Start of RECORDED DATA

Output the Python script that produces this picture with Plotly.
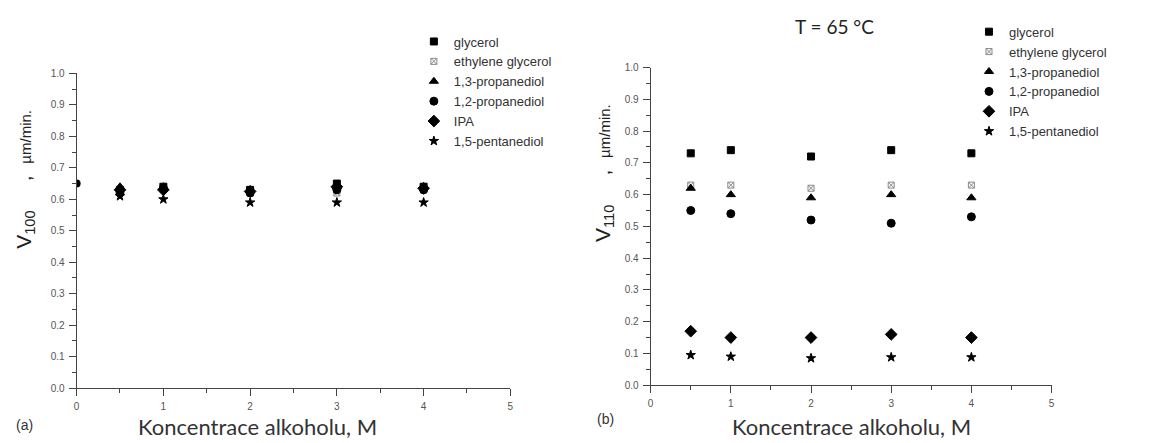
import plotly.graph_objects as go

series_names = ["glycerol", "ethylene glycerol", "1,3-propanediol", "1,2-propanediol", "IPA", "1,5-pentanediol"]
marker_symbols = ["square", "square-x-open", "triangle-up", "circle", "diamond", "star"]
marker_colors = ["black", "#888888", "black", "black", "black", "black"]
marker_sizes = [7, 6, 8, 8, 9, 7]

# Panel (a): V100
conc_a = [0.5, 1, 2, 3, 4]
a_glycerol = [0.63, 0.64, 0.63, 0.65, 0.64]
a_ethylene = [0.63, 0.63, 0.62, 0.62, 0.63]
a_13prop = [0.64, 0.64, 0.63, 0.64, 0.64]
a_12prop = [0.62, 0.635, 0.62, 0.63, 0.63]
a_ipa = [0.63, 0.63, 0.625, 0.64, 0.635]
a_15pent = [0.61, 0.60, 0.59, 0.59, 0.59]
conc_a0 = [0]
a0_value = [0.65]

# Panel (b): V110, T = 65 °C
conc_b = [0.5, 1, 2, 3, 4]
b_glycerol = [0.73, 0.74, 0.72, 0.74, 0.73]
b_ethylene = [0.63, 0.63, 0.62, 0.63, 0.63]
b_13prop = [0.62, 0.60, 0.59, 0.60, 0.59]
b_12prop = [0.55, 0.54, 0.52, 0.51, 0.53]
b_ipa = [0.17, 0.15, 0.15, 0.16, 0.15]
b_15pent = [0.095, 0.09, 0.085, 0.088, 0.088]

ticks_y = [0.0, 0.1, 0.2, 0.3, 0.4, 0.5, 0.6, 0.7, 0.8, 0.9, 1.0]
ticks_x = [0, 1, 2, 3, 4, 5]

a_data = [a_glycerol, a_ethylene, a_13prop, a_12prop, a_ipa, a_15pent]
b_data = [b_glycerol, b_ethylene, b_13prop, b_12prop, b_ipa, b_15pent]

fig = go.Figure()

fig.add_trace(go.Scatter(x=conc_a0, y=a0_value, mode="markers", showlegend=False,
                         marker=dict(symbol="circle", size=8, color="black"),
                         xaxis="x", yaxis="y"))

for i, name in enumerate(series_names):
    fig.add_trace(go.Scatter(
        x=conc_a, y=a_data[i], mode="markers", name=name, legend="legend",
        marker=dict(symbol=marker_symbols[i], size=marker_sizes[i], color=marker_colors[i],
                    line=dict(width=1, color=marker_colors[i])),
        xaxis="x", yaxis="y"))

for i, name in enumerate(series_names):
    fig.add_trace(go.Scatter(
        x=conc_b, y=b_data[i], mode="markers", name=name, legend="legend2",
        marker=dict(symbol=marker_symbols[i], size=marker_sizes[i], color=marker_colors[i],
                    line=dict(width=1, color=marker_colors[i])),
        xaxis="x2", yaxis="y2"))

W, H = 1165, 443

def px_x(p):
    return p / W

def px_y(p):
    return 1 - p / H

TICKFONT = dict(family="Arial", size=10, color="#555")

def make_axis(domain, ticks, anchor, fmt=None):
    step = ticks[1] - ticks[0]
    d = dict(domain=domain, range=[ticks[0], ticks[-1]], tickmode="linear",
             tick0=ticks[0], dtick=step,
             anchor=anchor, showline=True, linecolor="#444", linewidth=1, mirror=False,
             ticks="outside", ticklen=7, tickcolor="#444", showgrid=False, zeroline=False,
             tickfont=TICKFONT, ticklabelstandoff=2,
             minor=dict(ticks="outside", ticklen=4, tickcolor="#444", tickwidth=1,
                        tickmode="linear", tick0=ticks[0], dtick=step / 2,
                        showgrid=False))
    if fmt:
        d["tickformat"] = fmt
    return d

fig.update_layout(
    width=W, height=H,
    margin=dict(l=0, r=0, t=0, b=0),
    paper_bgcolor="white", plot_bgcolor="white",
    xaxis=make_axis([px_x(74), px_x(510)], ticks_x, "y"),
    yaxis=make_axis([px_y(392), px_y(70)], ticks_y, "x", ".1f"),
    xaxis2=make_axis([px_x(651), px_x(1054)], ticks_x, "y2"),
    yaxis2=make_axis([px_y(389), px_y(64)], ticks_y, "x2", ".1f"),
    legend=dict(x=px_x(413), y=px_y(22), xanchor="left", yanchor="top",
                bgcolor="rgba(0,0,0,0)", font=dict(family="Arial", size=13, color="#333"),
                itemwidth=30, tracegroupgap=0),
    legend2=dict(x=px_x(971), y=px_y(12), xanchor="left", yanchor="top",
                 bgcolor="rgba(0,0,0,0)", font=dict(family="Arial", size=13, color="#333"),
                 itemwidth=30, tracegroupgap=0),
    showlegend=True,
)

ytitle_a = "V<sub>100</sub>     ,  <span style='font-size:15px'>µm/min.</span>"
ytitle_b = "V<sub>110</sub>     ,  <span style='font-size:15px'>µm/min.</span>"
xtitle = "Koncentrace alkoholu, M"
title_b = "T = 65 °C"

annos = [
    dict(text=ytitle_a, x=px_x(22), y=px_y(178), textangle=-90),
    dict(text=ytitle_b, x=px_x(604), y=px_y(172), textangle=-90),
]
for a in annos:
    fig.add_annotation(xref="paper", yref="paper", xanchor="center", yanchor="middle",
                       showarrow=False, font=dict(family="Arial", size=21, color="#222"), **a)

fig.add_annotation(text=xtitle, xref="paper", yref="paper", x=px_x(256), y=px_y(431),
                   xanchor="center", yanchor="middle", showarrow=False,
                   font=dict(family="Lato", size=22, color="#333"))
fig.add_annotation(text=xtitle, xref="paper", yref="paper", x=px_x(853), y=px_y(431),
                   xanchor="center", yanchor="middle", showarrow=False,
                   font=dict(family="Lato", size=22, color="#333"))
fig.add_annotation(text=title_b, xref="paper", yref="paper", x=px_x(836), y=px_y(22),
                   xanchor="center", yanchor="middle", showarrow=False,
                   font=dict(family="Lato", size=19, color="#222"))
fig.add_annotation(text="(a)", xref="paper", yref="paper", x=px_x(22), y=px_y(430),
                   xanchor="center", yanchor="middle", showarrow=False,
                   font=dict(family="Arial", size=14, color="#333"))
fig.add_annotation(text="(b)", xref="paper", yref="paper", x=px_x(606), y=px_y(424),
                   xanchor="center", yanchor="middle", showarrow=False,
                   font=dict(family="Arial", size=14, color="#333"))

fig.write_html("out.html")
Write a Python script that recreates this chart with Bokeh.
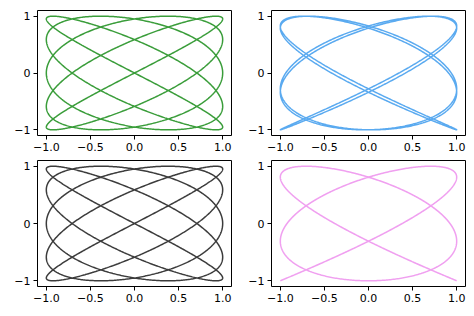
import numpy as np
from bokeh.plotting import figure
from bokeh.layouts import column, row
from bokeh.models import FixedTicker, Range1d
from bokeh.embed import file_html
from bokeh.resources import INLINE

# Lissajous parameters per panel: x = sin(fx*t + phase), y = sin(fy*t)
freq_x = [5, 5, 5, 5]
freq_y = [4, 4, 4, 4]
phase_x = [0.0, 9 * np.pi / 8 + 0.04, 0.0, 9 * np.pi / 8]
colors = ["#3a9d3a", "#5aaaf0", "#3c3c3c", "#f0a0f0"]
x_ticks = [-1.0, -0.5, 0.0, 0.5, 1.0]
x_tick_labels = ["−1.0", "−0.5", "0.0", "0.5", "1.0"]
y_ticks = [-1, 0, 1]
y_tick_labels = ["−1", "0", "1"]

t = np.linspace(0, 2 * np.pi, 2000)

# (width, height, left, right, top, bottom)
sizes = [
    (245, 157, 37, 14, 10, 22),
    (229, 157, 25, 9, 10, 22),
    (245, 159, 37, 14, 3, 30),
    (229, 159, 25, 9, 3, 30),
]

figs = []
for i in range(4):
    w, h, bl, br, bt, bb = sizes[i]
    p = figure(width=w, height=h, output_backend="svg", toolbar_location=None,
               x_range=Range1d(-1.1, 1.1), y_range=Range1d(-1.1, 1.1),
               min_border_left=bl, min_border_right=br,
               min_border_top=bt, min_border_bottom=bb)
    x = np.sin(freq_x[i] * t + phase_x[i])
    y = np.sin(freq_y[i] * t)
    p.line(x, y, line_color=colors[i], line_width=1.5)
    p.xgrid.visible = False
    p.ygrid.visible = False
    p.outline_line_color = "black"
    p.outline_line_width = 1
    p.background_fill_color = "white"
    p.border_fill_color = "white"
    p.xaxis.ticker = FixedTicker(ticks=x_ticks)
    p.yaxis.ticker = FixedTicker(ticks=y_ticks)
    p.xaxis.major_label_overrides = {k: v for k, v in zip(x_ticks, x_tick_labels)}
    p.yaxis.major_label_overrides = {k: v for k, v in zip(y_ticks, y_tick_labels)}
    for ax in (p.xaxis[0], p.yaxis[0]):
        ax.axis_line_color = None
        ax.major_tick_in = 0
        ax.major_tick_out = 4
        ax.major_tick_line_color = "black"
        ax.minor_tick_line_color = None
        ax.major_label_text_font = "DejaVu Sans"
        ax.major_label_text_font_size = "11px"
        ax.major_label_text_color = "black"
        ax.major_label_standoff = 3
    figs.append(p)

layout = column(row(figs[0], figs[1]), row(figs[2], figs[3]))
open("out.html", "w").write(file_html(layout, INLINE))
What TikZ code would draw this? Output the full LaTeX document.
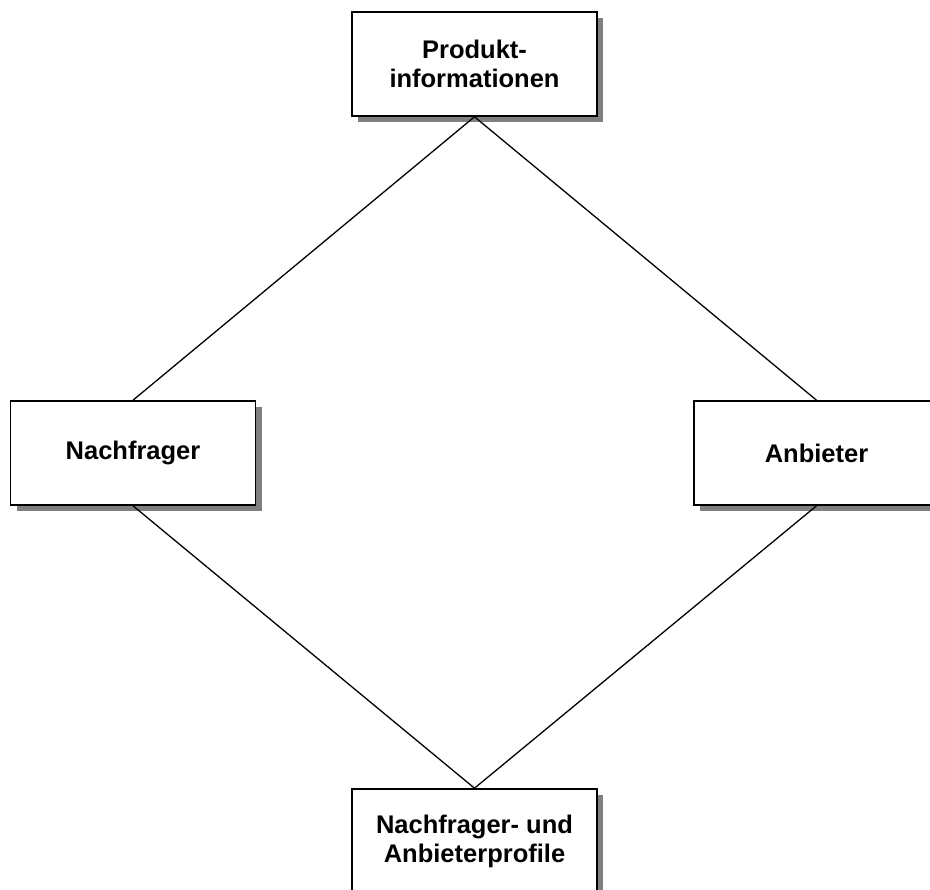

End of RECORDED DATA

• [TASK REQUIREMENTS] Reproduce the records above from their first line to the line bearing "import plotly.graph_objects as go", both ends included, leaving every picture out.

• [EXERCISE SOLUTION]
Output the Python script that produces this picture with Plotly.
import plotly.graph_objects as go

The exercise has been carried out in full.